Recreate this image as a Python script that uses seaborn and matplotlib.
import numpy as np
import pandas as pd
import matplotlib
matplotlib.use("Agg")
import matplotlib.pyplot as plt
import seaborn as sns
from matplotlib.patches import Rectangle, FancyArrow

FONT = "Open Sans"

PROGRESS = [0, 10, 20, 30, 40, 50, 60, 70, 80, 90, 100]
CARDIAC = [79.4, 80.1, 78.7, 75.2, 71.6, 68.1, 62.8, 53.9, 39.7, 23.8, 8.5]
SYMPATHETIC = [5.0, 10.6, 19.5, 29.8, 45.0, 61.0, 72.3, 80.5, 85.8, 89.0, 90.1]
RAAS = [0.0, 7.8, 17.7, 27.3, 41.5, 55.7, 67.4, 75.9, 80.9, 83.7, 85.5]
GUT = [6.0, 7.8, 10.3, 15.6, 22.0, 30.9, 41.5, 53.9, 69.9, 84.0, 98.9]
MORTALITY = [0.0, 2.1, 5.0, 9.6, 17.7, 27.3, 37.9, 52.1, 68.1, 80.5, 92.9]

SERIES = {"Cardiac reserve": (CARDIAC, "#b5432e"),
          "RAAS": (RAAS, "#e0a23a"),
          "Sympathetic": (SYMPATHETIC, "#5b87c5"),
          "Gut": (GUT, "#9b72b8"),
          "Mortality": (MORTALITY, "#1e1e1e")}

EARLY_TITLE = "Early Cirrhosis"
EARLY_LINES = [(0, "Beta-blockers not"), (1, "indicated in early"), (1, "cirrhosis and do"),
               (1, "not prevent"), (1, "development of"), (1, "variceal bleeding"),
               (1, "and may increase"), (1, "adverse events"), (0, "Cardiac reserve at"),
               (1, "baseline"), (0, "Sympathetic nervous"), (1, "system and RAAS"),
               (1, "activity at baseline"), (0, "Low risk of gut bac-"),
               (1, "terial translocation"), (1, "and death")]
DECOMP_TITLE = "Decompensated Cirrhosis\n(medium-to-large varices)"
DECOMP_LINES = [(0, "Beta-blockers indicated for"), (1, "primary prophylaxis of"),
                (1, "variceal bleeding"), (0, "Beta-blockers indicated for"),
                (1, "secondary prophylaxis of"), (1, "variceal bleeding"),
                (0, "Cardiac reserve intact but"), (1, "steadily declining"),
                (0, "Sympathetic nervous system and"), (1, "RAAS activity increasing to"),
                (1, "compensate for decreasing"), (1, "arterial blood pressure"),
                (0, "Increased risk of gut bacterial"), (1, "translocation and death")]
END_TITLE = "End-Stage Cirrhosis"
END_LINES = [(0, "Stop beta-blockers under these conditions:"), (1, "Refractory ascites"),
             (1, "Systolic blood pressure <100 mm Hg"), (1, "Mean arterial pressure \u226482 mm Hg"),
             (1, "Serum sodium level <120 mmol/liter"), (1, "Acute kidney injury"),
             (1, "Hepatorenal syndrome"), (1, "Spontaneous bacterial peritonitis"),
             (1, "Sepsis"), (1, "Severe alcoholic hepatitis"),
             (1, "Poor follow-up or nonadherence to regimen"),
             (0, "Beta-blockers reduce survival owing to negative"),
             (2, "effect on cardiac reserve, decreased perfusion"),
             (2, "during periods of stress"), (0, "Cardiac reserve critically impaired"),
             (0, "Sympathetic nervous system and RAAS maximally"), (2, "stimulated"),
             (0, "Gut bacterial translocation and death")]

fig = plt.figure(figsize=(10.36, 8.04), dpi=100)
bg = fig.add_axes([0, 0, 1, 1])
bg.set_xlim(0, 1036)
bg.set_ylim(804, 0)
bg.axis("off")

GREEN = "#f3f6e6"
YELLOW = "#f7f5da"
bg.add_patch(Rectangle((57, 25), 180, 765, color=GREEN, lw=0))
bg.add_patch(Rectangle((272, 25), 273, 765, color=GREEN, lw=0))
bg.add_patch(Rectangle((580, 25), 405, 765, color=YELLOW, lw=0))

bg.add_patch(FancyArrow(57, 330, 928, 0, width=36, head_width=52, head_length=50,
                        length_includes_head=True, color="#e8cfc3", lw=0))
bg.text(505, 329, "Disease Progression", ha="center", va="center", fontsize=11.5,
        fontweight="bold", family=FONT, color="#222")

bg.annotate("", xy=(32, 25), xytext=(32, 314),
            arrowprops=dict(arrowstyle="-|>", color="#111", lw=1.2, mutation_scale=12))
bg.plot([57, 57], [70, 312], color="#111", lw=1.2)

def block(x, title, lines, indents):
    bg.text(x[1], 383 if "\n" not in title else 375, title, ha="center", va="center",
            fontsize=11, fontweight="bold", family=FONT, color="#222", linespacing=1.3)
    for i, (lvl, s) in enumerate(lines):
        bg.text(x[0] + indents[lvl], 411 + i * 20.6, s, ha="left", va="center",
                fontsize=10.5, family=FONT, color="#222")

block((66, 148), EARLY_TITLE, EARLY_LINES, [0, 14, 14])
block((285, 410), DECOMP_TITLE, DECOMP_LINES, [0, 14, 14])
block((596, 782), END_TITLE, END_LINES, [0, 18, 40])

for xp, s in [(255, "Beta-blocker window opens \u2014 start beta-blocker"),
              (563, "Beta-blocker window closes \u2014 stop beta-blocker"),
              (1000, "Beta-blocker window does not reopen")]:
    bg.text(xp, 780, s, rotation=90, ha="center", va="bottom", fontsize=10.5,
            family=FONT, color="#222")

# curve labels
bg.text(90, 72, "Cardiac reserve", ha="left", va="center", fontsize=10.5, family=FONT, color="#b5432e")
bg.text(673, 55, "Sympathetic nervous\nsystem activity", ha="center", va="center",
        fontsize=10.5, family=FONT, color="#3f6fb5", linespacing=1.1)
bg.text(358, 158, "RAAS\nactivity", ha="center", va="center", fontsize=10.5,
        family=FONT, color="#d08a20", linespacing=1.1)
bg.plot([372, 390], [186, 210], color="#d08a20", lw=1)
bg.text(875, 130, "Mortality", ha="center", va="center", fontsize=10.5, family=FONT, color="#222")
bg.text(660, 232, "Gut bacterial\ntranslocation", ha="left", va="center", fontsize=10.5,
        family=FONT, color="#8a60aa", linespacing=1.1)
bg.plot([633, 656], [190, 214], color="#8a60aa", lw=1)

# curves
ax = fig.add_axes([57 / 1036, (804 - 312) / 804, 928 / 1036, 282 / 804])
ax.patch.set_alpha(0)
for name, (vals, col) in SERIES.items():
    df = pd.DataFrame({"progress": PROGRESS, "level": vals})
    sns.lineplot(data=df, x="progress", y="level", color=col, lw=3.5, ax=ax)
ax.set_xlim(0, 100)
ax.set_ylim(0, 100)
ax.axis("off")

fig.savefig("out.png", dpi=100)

:::

◆ DIRECTION
Extract the first line above and each line after it up to and including the one with "from matplotlib.patches import", please, exactly and with nothing else.

◆ RESPONSE TO THIS EXERCISE
Recreate this image as a Python script that uses seaborn and matplotlib.
import numpy as np
import pandas as pd
import matplotlib
matplotlib.use("Agg")
import matplotlib.pyplot as plt
import seaborn as sns
from matplotlib.patches import Rectangle, FancyArrow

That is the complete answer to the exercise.